>> START PROVIDED DATA
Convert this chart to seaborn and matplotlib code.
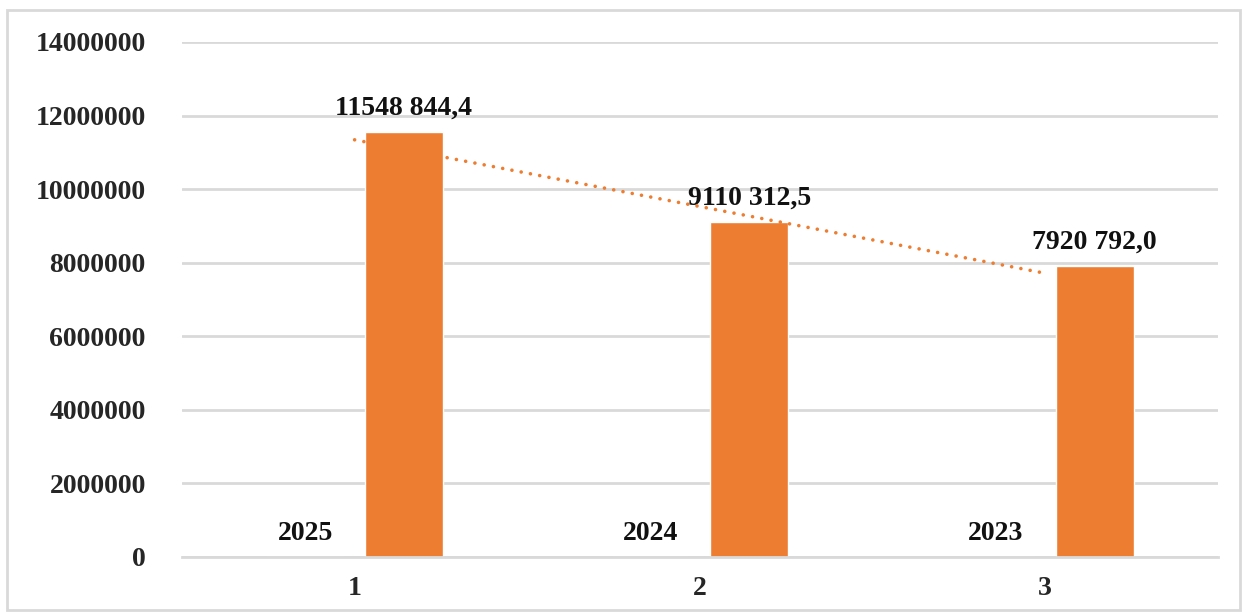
import matplotlib
matplotlib.use("Agg")
import matplotlib.pyplot as plt
import numpy as np
import pandas as pd
import seaborn as sns
from matplotlib.patches import Rectangle

categories = ["1", "2", "3"]
years = [2025, 2024, 2023]
amounts = [11548844.4, 9110312.5, 7920792.0]
y_ticks = [0, 2000000, 4000000, 6000000, 8000000, 10000000, 12000000, 14000000]

BLUE = "#4472C4"
ORANGE = "#ED7D31"
GRID = "#D9D9D9"
FS = 20


def fmt_amount(v: float) -> str:
    whole, frac = f"{v:.1f}".split(".")
    return f"{whole[:-3]} {whole[-3:]},{frac}"


df = pd.DataFrame({
    "cat":    categories * 2,
    "series": ["years"] * 3 + ["amount"] * 3,
    "value":  years + amounts,
})

sns.set_style("white")
plt.rcParams["font.family"] = ["Liberation Serif", "DejaVu Serif"]
plt.rcParams["font.weight"] = "bold"

fig = plt.figure(figsize=(12.46, 6.12), dpi=100)
ax = fig.add_axes([0.146, 0.0899, 0.8315, 0.8415])

sns.barplot(
    data=df, x="cat", y="value", hue="series",
    palette=[BLUE, ORANGE], width=0.572, gap=0.21,
    legend=False, ax=ax, saturation=1,
)

# year labels near the baseline, amount labels above the bars
ax.bar_label(ax.containers[0], labels=[str(y) for y in years],
             padding=8, fontsize=FS, fontweight="bold", color="#111111")
ax.bar_label(ax.containers[1], labels=[fmt_amount(v) for v in amounts],
             padding=8, fontsize=FS, fontweight="bold", color="#111111")

# linear trendline over the amount series
xs = np.arange(len(amounts))
k, b = np.polyfit(xs, amounts, 1)
ax.plot(xs, k * xs + b, color=ORANGE, lw=2.6,
        linestyle=(0, (0.01, 2.6)), dash_capstyle="round", zorder=3)

ax.set_ylim(0, 14000000)
ax.set_xlim(-0.5, len(categories) - 0.5)
ax.set_yticks(y_ticks)
ax.set_yticklabels([str(t) for t in y_ticks], fontsize=FS, fontweight="bold")
ax.yaxis.grid(True, color=GRID, lw=2)
ax.set_axisbelow(True)
ax.tick_params(axis="y", length=0, pad=26)

ax.set_xticks(xs)
ax.set_xticklabels(categories, fontsize=FS, fontweight="bold")
ax.set_xticks(np.arange(len(categories) + 1) - 0.5, minor=True)
ax.tick_params(axis="x", which="major", length=0, pad=14)
ax.tick_params(axis="x", which="minor", length=7, width=1.5, color=GRID)
ax.set_xlabel("")
ax.set_ylabel("")

for side in ["left", "right", "top"]:
    ax.spines[side].set_visible(False)
ax.spines["bottom"].set_color(GRID)
ax.spines["bottom"].set_linewidth(2)

fig.patches.append(Rectangle((0.006, 0.004), 0.989, 0.98, transform=fig.transFigure,
                             fill=False, edgecolor=GRID, lw=2))

fig.savefig("out.png", dpi=100)
plt.close(fig)
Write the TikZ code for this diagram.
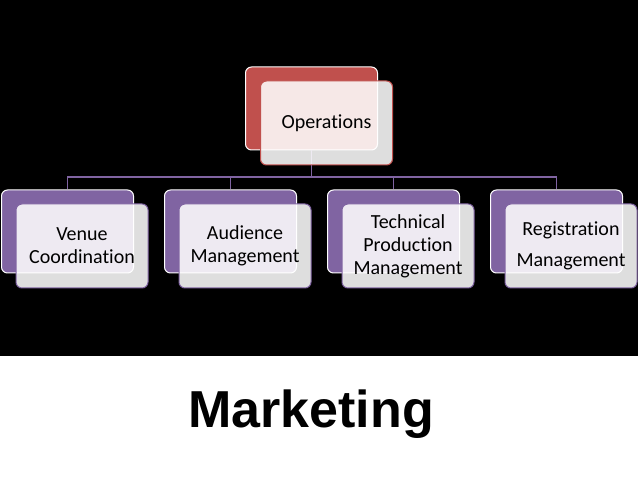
\documentclass[tikz,border=0pt]{standalone}
\usepackage{fontspec}
\setmainfont{Carlito}[Ligatures={NoCommon}]
\newfontfamily\headfont{Liberation Sans}
\usetikzlibrary{positioning}

\definecolor{purp}{HTML}{8064A2}
\definecolor{redbox}{HTML}{C0504D}

\begin{document}
\begin{tikzpicture}[
  x=1pt, y=-1pt,
  font=\fontsize{20}{23}\selectfont,
  backbox/.style ={rounded corners=6pt, draw=white, line width=1pt, fill=#1, minimum width=132pt, minimum height=83pt},
  frontbox/.style={rounded corners=6pt, draw=#1, line width=1pt, fill=white, fill opacity=0.87, text opacity=1, align=center, inner sep=2pt, minimum width=132pt, minimum height=84pt},
  tree/.style    ={draw=purp, line width=1.4pt},
]

% ---------- canvas ----------
\fill[white] (0,0) rectangle (638,478);
\fill[black] (0,0) rectangle (638,356);

% ---------- top ----------
\node[backbox=redbox] (opsback) at (311.5,108.5) {};

% ---------- second row (back) ----------
\node[backbox=purp] (venueback) at (67.5,231.5) {};
\node[backbox=purp] (audback)   at (230.5,231.5) {};
\node[backbox=purp] (techback)  at (393.5,231.5) {};
\node[backbox=purp] (regback)   at (556.5,231.5) {};

% ---------- connectors ----------
\coordinate (bus) at (311.5,177);
\draw[tree] (opsback.south) -- (bus);
\foreach \b in {venueback, audback, techback, regback}
  \draw[tree] (bus) -| (\b.north);

% ---------- front boxes ----------
\node[frontbox=redbox] (ops)   at (326.5,123) {Operations};
\node[frontbox=purp]   (venue) at (82,246)  {Venue\\Coordination};
\node[frontbox=purp]   (aud)   at (245,246) {Audience\\Management};
\node[frontbox=purp]   (tech)  at (408,246) {Technical\\Production\\Management};
\node[frontbox=purp]   (reg)   at (571,246) {Registration\\[8pt]Management};

% ---------- title ----------
\node[font=\headfont\bfseries\fontsize{52}{60}\selectfont] (title) at (311,414) {Marketing};

\end{tikzpicture}
\end{document}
>> END PROVIDED DATA
TASK TO COMPLETE: Omitting all images, print the listing exactly.

EXERCISE ANSWER:
Convert this chart to seaborn and matplotlib code.
import matplotlib
matplotlib.use("Agg")
import matplotlib.pyplot as plt
import numpy as np
import pandas as pd
import seaborn as sns
from matplotlib.patches import Rectangle

categories = ["1", "2", "3"]
years = [2025, 2024, 2023]
amounts = [11548844.4, 9110312.5, 7920792.0]
y_ticks = [0, 2000000, 4000000, 6000000, 8000000, 10000000, 12000000, 14000000]

BLUE = "#4472C4"
ORANGE = "#ED7D31"
GRID = "#D9D9D9"
FS = 20


def fmt_amount(v: float) -> str:
    whole, frac = f"{v:.1f}".split(".")
    return f"{whole[:-3]} {whole[-3:]},{frac}"


df = pd.DataFrame({
    "cat":    categories * 2,
    "series": ["years"] * 3 + ["amount"] * 3,
    "value":  years + amounts,
})

sns.set_style("white")
plt.rcParams["font.family"] = ["Liberation Serif", "DejaVu Serif"]
plt.rcParams["font.weight"] = "bold"

fig = plt.figure(figsize=(12.46, 6.12), dpi=100)
ax = fig.add_axes([0.146, 0.0899, 0.8315, 0.8415])

sns.barplot(
    data=df, x="cat", y="value", hue="series",
    palette=[BLUE, ORANGE], width=0.572, gap=0.21,
    legend=False, ax=ax, saturation=1,
)

# year labels near the baseline, amount labels above the bars
ax.bar_label(ax.containers[0], labels=[str(y) for y in years],
             padding=8, fontsize=FS, fontweight="bold", color="#111111")
ax.bar_label(ax.containers[1], labels=[fmt_amount(v) for v in amounts],
             padding=8, fontsize=FS, fontweight="bold", color="#111111")

# linear trendline over the amount series
xs = np.arange(len(amounts))
k, b = np.polyfit(xs, amounts, 1)
ax.plot(xs, k * xs + b, color=ORANGE, lw=2.6,
        linestyle=(0, (0.01, 2.6)), dash_capstyle="round", zorder=3)

ax.set_ylim(0, 14000000)
ax.set_xlim(-0.5, len(categories) - 0.5)
ax.set_yticks(y_ticks)
ax.set_yticklabels([str(t) for t in y_ticks], fontsize=FS, fontweight="bold")
ax.yaxis.grid(True, color=GRID, lw=2)
ax.set_axisbelow(True)
ax.tick_params(axis="y", length=0, pad=26)

ax.set_xticks(xs)
ax.set_xticklabels(categories, fontsize=FS, fontweight="bold")
ax.set_xticks(np.arange(len(categories) + 1) - 0.5, minor=True)
ax.tick_params(axis="x", which="major", length=0, pad=14)
ax.tick_params(axis="x", which="minor", length=7, width=1.5, color=GRID)
ax.set_xlabel("")
ax.set_ylabel("")

for side in ["left", "right", "top"]:
    ax.spines[side].set_visible(False)
ax.spines["bottom"].set_color(GRID)
ax.spines["bottom"].set_linewidth(2)

fig.patches.append(Rectangle((0.006, 0.004), 0.989, 0.98, transform=fig.transFigure,
                             fill=False, edgecolor=GRID, lw=2))

fig.savefig("out.png", dpi=100)
plt.close(fig)
Write the TikZ code for this diagram.
\documentclass[tikz,border=0pt]{standalone}
\usepackage{fontspec}
\setmainfont{Carlito}[Ligatures={NoCommon}]
\newfontfamily\headfont{Liberation Sans}
\usetikzlibrary{positioning}

\definecolor{purp}{HTML}{8064A2}
\definecolor{redbox}{HTML}{C0504D}

\begin{document}
\begin{tikzpicture}[
  x=1pt, y=-1pt,
  font=\fontsize{20}{23}\selectfont,
  backbox/.style ={rounded corners=6pt, draw=white, line width=1pt, fill=#1, minimum width=132pt, minimum height=83pt},
  frontbox/.style={rounded corners=6pt, draw=#1, line width=1pt, fill=white, fill opacity=0.87, text opacity=1, align=center, inner sep=2pt, minimum width=132pt, minimum height=84pt},
  tree/.style    ={draw=purp, line width=1.4pt},
]

% ---------- canvas ----------
\fill[white] (0,0) rectangle (638,478);
\fill[black] (0,0) rectangle (638,356);

% ---------- top ----------
\node[backbox=redbox] (opsback) at (311.5,108.5) {};

% ---------- second row (back) ----------
\node[backbox=purp] (venueback) at (67.5,231.5) {};
\node[backbox=purp] (audback)   at (230.5,231.5) {};
\node[backbox=purp] (techback)  at (393.5,231.5) {};
\node[backbox=purp] (regback)   at (556.5,231.5) {};

% ---------- connectors ----------
\coordinate (bus) at (311.5,177);
\draw[tree] (opsback.south) -- (bus);
\foreach \b in {venueback, audback, techback, regback}
  \draw[tree] (bus) -| (\b.north);

% ---------- front boxes ----------
\node[frontbox=redbox] (ops)   at (326.5,123) {Operations};
\node[frontbox=purp]   (venue) at (82,246)  {Venue\\Coordination};
\node[frontbox=purp]   (aud)   at (245,246) {Audience\\Management};
\node[frontbox=purp]   (tech)  at (408,246) {Technical\\Production\\Management};
\node[frontbox=purp]   (reg)   at (571,246) {Registration\\[8pt]Management};

% ---------- title ----------
\node[font=\headfont\bfseries\fontsize{52}{60}\selectfont] (title) at (311,414) {Marketing};

\end{tikzpicture}
\end{document}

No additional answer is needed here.